The Central Bank of Nigeria (CBN) has made interventions in the Retail Secondary Market Intervention Sales (SMIS) of the Foreign Exchange market totalling $271.83 million and CNY41.14 million.
Its Director, Corporate Communications, Isaac Okorafor, confirmed that the CNY41.14million was for the payment of Renminbi-denominated Letters of Credit for agriculture as well as raw materials.
The weekend’s transaction was in addition to the $205 million injected into the Wholesale, Small and Medium Enterprises (SMEs), and Invisibles segments of the market last Tuesday.
Okorafor expressed satisfaction with the performance and stability of the economy, noting that the country would experience more growth as the bank has placed restrictions on the purchase of forex from the market for items in the textile and cotton value chain.
Meanwhile, the Naira exchanged at N360/$1 on Friday in the Bureau De Change (BDC) segment of the market.
The apex bank had a week ago intervened with $210 million to sustain liquidity in that segment of the market.
According to the CBN, authorised dealers in the wholesale segment of the market, as in previous deals, were offered $100 million, while those in the Small and Medium Enterprises (SMEs) segment got $55 million.

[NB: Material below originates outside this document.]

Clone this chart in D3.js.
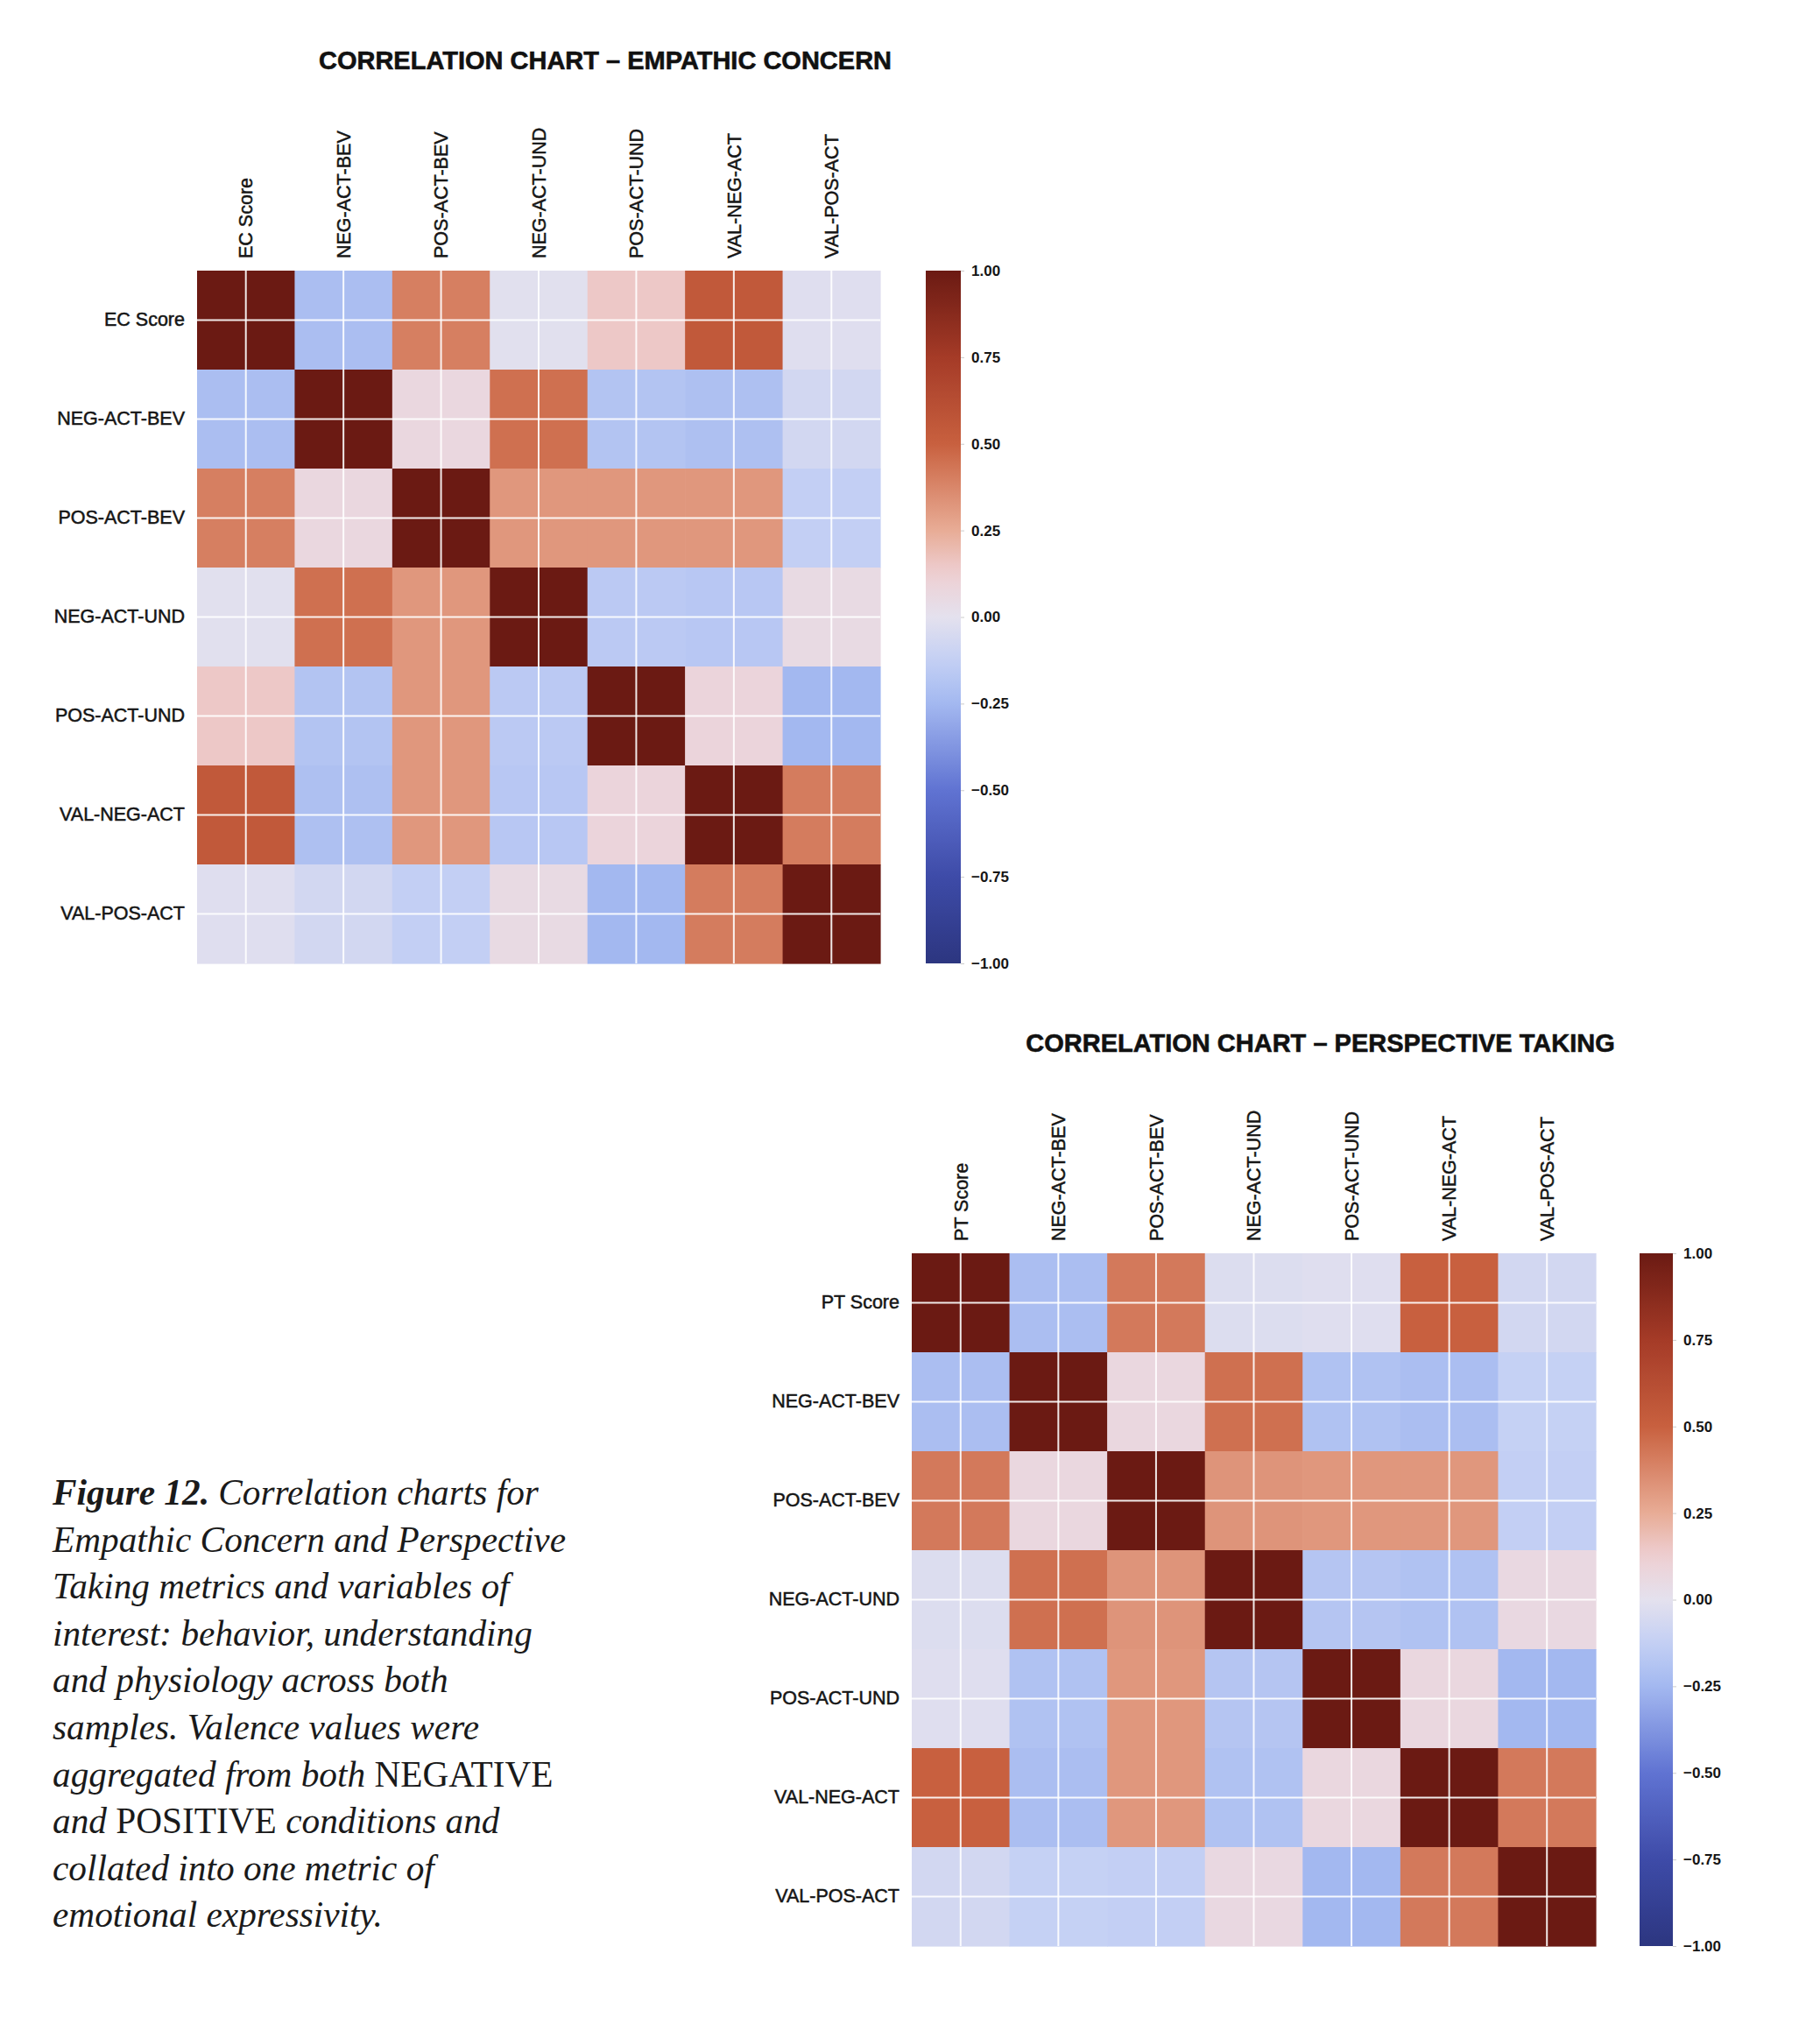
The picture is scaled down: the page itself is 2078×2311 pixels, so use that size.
<!DOCTYPE html>
<html>
<head>
<meta charset="utf-8">
<script src="https://cdn.jsdelivr.net/npm/d3@7"></script>
<style>
  body { margin: 0; background: #fff; }
</style>
</head>
<body>
<svg id="chart"></svg>
<script>
// ---- data ----
const ecLabels = ["EC Score", "NEG-ACT-BEV", "POS-ACT-BEV", "NEG-ACT-UND", "POS-ACT-UND", "VAL-NEG-ACT", "VAL-POS-ACT"];
const ptLabels = ["PT Score", "NEG-ACT-BEV", "POS-ACT-BEV", "NEG-ACT-UND", "POS-ACT-UND", "VAL-NEG-ACT", "VAL-POS-ACT"];

const ecValues = [
  [ 1.00, -0.22,  0.40, -0.01,  0.15,  0.55, -0.02],
  [-0.22,  1.00,  0.07,  0.45, -0.19, -0.21, -0.07],
  [ 0.40,  0.07,  1.00,  0.32,  0.32,  0.32, -0.13],
  [-0.01,  0.45,  0.32,  1.00, -0.16, -0.17,  0.05],
  [ 0.15, -0.19,  0.32, -0.16,  1.00,  0.09, -0.25],
  [ 0.55, -0.21,  0.32, -0.17,  0.09,  1.00,  0.41],
  [-0.02, -0.07, -0.13,  0.05, -0.25,  0.41,  1.00]
];

const ptValues = [
  [ 1.00, -0.22,  0.42, -0.03, -0.02,  0.50, -0.07],
  [-0.22,  1.00,  0.07,  0.45, -0.20, -0.22, -0.12],
  [ 0.42,  0.07,  1.00,  0.33,  0.32,  0.32, -0.13],
  [-0.03,  0.45,  0.33,  1.00, -0.18, -0.20,  0.06],
  [-0.02, -0.20,  0.32, -0.18,  1.00,  0.07, -0.25],
  [ 0.50, -0.22,  0.32, -0.20,  0.07,  1.00,  0.42],
  [-0.07, -0.12, -0.13,  0.06, -0.25,  0.42,  1.00]
];

const colorTicks = [1, 0.75, 0.5, 0.25, 0, -0.25, -0.5, -0.75, -1];

const captionLines = [
  [["Figure 12.", "bold"], [" Correlation charts for", "it"]],
  [["Empathic Concern and Perspective", "it"]],
  [["Taking metrics and variables of", "it"]],
  [["interest: behavior, understanding", "it"]],
  [["and physiology across both", "it"]],
  [["samples. Valence values were", "it"]],
  [["aggregated from both ", "it"], ["NEGATIVE", "rm"]],
  [["and ", "it"], ["POSITIVE", "rm"], [" conditions and", "it"]],
  [["collated into one metric of", "it"]],
  [["emotional expressivity.", "it"]]
];

// diverging palette sampled from the colour bar
const colorDomain = [-1, -0.75, -0.5, -0.25, -0.125, 0, 0.125, 0.25, 0.375, 0.5, 0.75, 1];
const colorRange = ["#2c3680", "#3e4ba8", "#6073d2", "#a3b8f0", "#c4d0f4", "#e4e1ee",
                    "#eecfd3", "#e8ac96", "#d9876a", "#c8603f", "#a53b27", "#6b1a13"];
const color = d3.scaleLinear().domain(colorDomain).range(colorRange)
  .interpolate(d3.interpolateRgb).clamp(true);

const W = 2078, H = 2311;
const svg = d3.select("#chart").attr("width", W).attr("height", H);
svg.append("rect").attr("width", W).attr("height", H).attr("fill", "#fff");

const labelFont = "'Liberation Sans', Arial, Helvetica, sans-serif";

function drawHeatmap(o) {
  const g = svg.append("g").attr("transform", `translate(${o.x0},${o.y0})`);
  const x = d3.scaleBand().domain(o.labels).range([0, o.w]);
  const y = d3.scaleBand().domain(o.labels).range([0, o.h]);

  const cells = [];
  o.values.forEach((row, i) => row.forEach((v, j) => cells.push({ r: o.labels[i], c: o.labels[j], v })));

  g.append("g").selectAll("rect")
    .data(cells)
    .join("rect")
    .attr("x", d => x(d.c))
    .attr("y", d => y(d.r))
    .attr("width", x.bandwidth() + 0.6)
    .attr("height", y.bandwidth() + 0.6)
    .attr("fill", d => color(d.v));

  // white grid lines through the cell centres
  const grid = g.append("g").attr("stroke", "#fff").attr("stroke-width", 2).attr("stroke-opacity", 0.9);
  grid.selectAll("line.v").data(o.labels).join("line").attr("class", "v")
    .attr("x1", d => x(d) + x.bandwidth() / 2).attr("x2", d => x(d) + x.bandwidth() / 2)
    .attr("y1", 0).attr("y2", o.h);
  grid.selectAll("line.h").data(o.labels).join("line").attr("class", "h")
    .attr("y1", d => y(d) + y.bandwidth() / 2).attr("y2", d => y(d) + y.bandwidth() / 2)
    .attr("x1", 0).attr("x2", o.w);

  // column labels (rotated)
  const xAxis = g.append("g").call(d3.axisTop(x).tickSize(0).tickPadding(0));
  xAxis.select(".domain").remove();
  xAxis.selectAll("text")
    .attr("transform", "rotate(-90)")
    .attr("x", 14).attr("y", 0).attr("dy", "0.36em")
    .attr("text-anchor", "start");

  // row labels
  const yAxis = g.append("g").call(d3.axisLeft(y).tickSize(0).tickPadding(14));
  yAxis.select(".domain").remove();

  [xAxis, yAxis].forEach(a => a.selectAll("text")
    .attr("font-family", labelFont).attr("font-size", 21.5)
    .attr("fill", "#151515").attr("stroke", "#151515").attr("stroke-width", 0.5));

  // title
  svg.append("text")
    .attr("x", o.x0 + o.w / 2 + 76).attr("y", o.y0 - 230)
    .attr("text-anchor", "middle")
    .attr("font-family", labelFont).attr("font-weight", "bold").attr("font-size", 29)
    .attr("fill", "#111").attr("stroke", "#111").attr("stroke-width", 0.6)
    .text(o.title);

  // colour bar
  const cy = d3.scaleLinear().domain([-1, 1]).range([o.h, 0]);
  const gradId = "grad-" + o.id;
  const grad = svg.append("defs").append("linearGradient").attr("id", gradId)
    .attr("x1", 0).attr("x2", 0).attr("y1", 1).attr("y2", 0);
  grad.selectAll("stop").data(d3.range(-1, 1.0001, 0.05)).join("stop")
    .attr("offset", d => (d + 1) / 2)
    .attr("stop-color", d => color(d));

  const bar = svg.append("g").attr("transform", `translate(${o.barX},${o.y0})`);
  bar.append("rect").attr("width", o.barW).attr("height", o.h).attr("fill", `url(#${gradId})`);
  const barAxis = bar.append("g").attr("transform", `translate(${o.barW},0)`)
    .call(d3.axisRight(cy).tickValues(colorTicks).tickSize(4).tickPadding(8).tickFormat(d3.format(".2f")));
  barAxis.select(".domain").remove();
  barAxis.selectAll("line").attr("stroke", "#ccc");
  barAxis.selectAll("text")
    .attr("font-family", labelFont).attr("font-weight", "bold").attr("font-size", 17)
    .attr("fill", "#151515");
}

drawHeatmap({ id: "ec", labels: ecLabels, values: ecValues,
  title: "CORRELATION CHART \u2013 EMPATHIC CONCERN",
  x0: 225, y0: 309, w: 780, h: 791, barX: 1057, barW: 40 });

drawHeatmap({ id: "pt", labels: ptLabels, values: ptValues,
  title: "CORRELATION CHART \u2013 PERSPECTIVE TAKING",
  x0: 1041, y0: 1431, w: 781, h: 791, barX: 1872, barW: 38 });

// caption
const cap = svg.append("text")
  .attr("font-family", "'Liberation Serif', 'DejaVu Serif', serif")
  .attr("font-size", 41.3)
  .attr("fill", "#1a1a1a");
captionLines.forEach((line, i) => {
  line.forEach(([txt, style], k) => {
    const t = cap.append("tspan").text(txt)
      .attr("font-style", style === "rm" ? "normal" : "italic")
      .attr("font-weight", style === "bold" ? "bold" : "normal");
    if (k === 0) t.attr("x", 60).attr("y", 1718 + i * 53.6);
  });
});
</script>
</body>
</html>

Customers buying forex for invisibles, such as tuition fees, medical payments and Basic Travel Allowance (BTA) were also allotted $55 million.
Okorafor confirmed the transactions, reiterating that the CBN will continue to make forex available to ensure the continued stability in the markets.
In another intervention on April 18, the bank injected $254.8million and CNY34.8 million into the SMIS segment.